Electing new side letter provisions is not purely a contractual exercise — certain elections carry real tax consequences that your fund accountant needs to understand before you submit.
If you elect a reduced management fee or a fee waiver, the IRS may scrutinize whether the arrangement constitutes a “disguised payment for services” under IRC Section 707(a)(2)(A). Under proposed regulations, the central question is whether the fee waiver arrangement carries “significant entrepreneurial risk.” If the reduced fee looks more like a fixed payment restructured to avoid ordinary income treatment — for example, a capped allocation of partnership income that replaces a straightforward fee — the IRS can recharacterize the arrangement, subjecting the general partner’s income to ordinary rates and potentially disrupting the fund’s allocation structure.
For noncorporate investors, management fees represent miscellaneous itemized deductions that currently generate no tax benefit, since these deductions have been suspended for tax years beginning after December 31, 2017. A fee waiver that converts what would have been a nondeductible expense into a different economic arrangement can therefore have meaningful after-tax value — but only if the waiver is structured to withstand IRS scrutiny.
Electing provisions that change how income, gains, losses, or deductions are allocated to you creates “special allocations” that deviate from standard ownership-percentage splits.
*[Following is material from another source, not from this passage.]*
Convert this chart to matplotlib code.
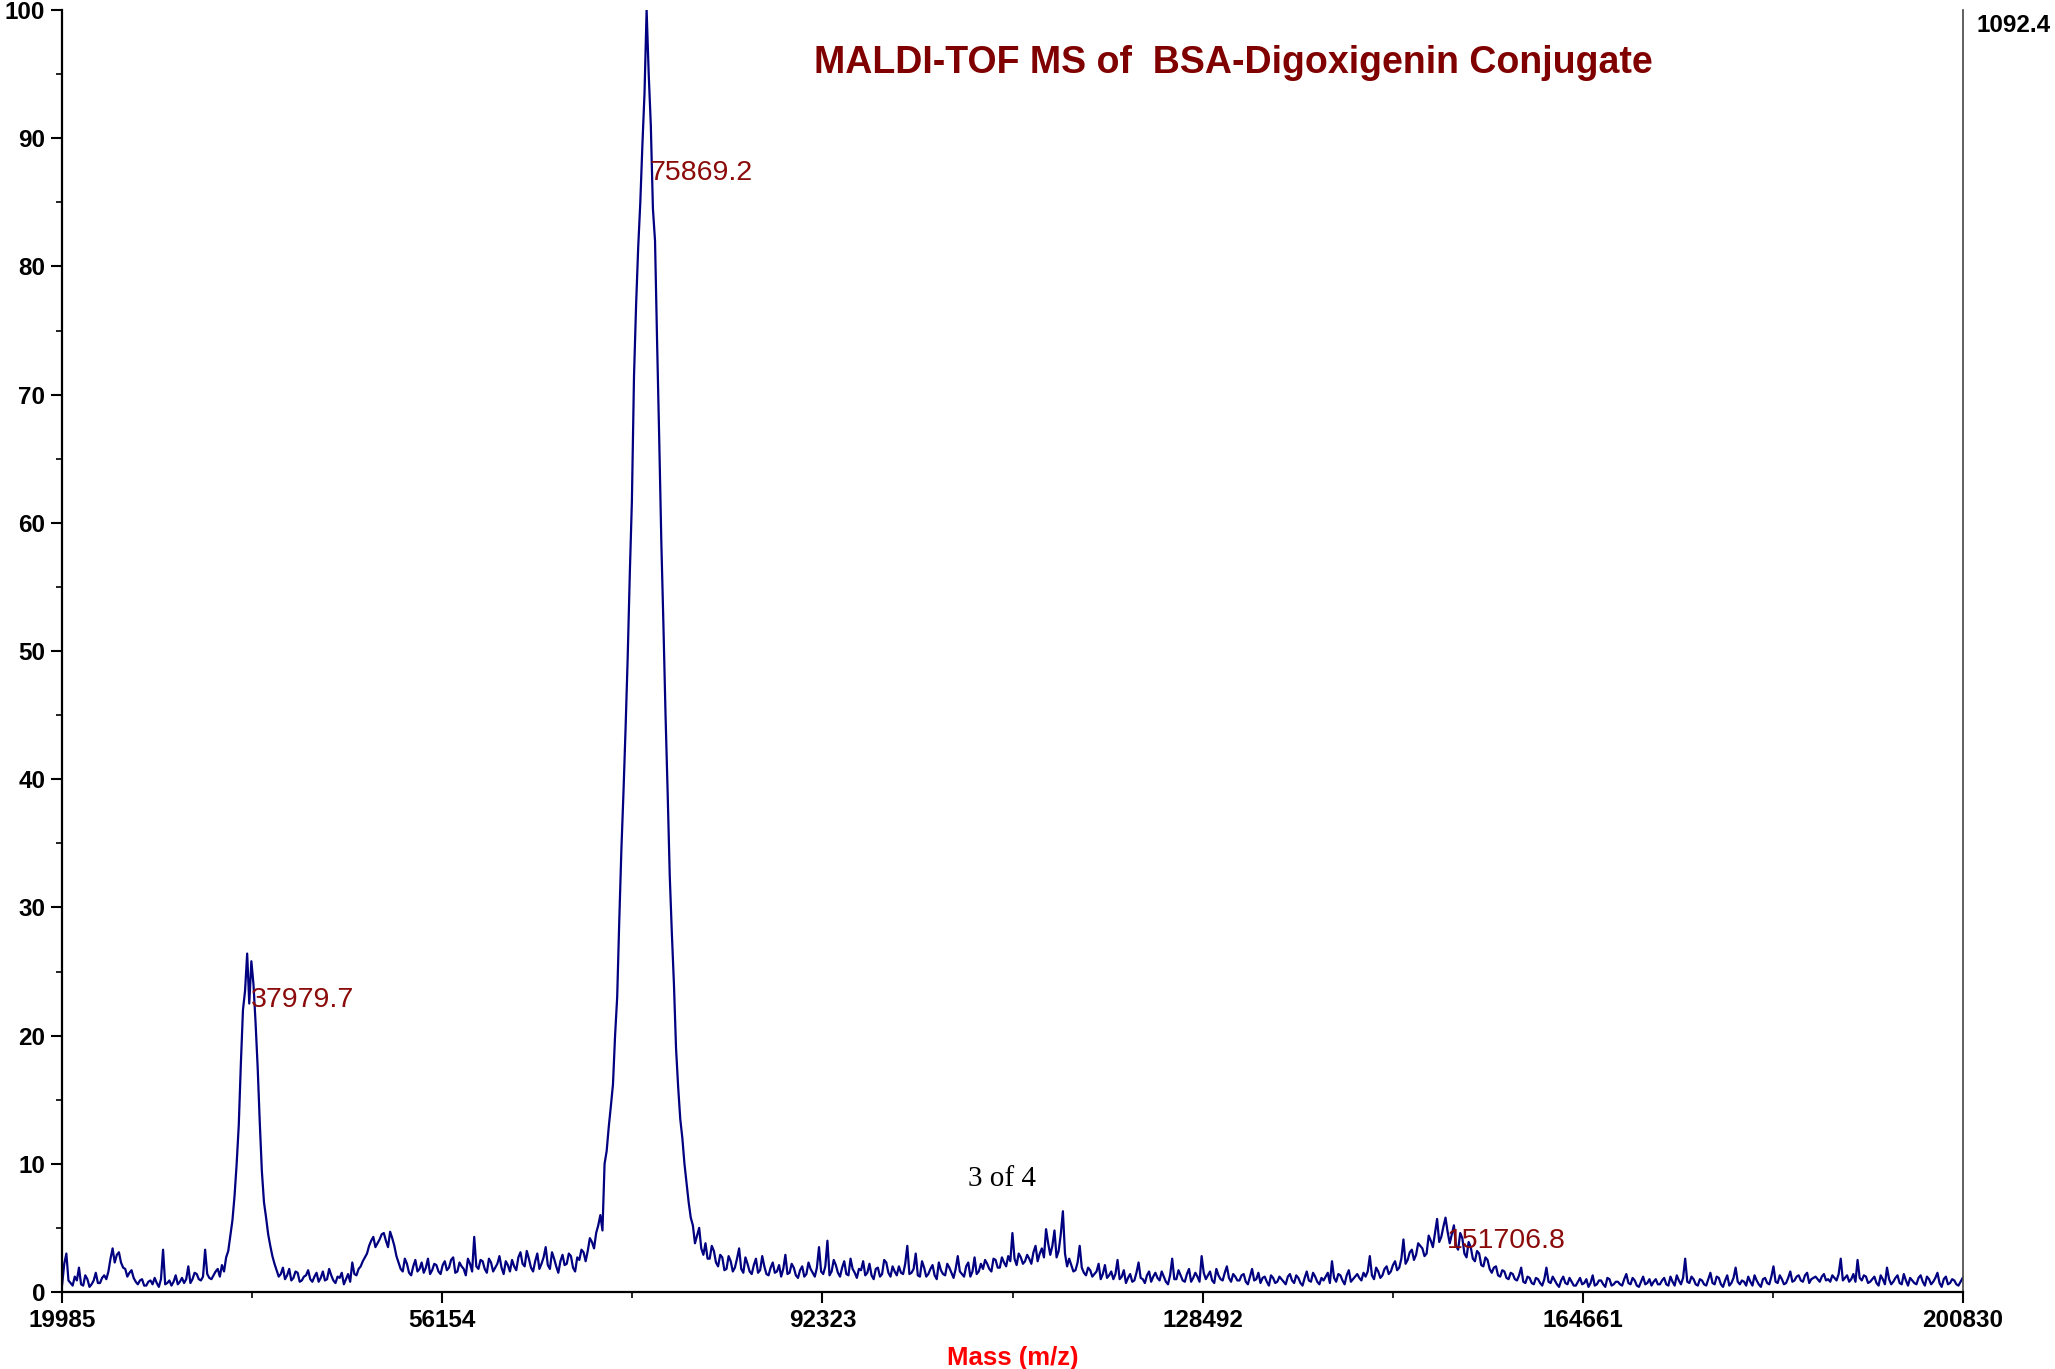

Under IRC Section 704(b), these allocations are respected for tax purposes only if they have “substantial economic effect.” That test has two parts: the allocation must actually affect what you receive on liquidation (the economic effect prong), and there must be a reasonable possibility the allocation changes the dollar amounts partners receive independent of tax consequences (the substantiality prong). If the IRS determines your elected allocation fails either test, it will reallocate income based on your overall “interest in the partnership” — which may look nothing like what your side letter says.
The practical upshot is that every elected provision affecting economics — fee reductions, preferred returns, modified carry calculations — needs to be reflected accurately in the fund’s capital account bookkeeping. If capital account logic falls out of sync with side letter terms, the resulting allocations may be challenged as lacking substantial economic effect, which jeopardizes not just your allocation but potentially the fund’s allocation structure for all partners.
Disputes over MFN elections usually fall into two categories: the general partner rejects an election you believe you are entitled to, or a provision you elected is not implemented as you understood it. The resolution mechanism depends on the dispute resolution clause in your LPA.
If the LPA contains a broad arbitration clause covering disputes “arising out of or relating to” the agreement, side letter election disputes generally fall within its scope. If the clause is narrower — limited to interpreting specific written provisions of the LPA itself — a side letter dispute might be deemed outside its reach, which pushes you into litigation instead. Federal courts are split on how to analyze this question, with some circuits applying a “scope” test that favors arbitration for broad clauses and others applying a “collateral agreement” test that may exclude side letters from narrow arbitration provisions.
The clearest protection is preventive: before you submit your election, confirm that your side letter or the LPA explicitly states whether disputes arising from MFN elections are subject to the fund’s arbitration clause. If the documents are silent, raise the question with the general partner during the election window rather than discovering the gap after a dispute has already materialized.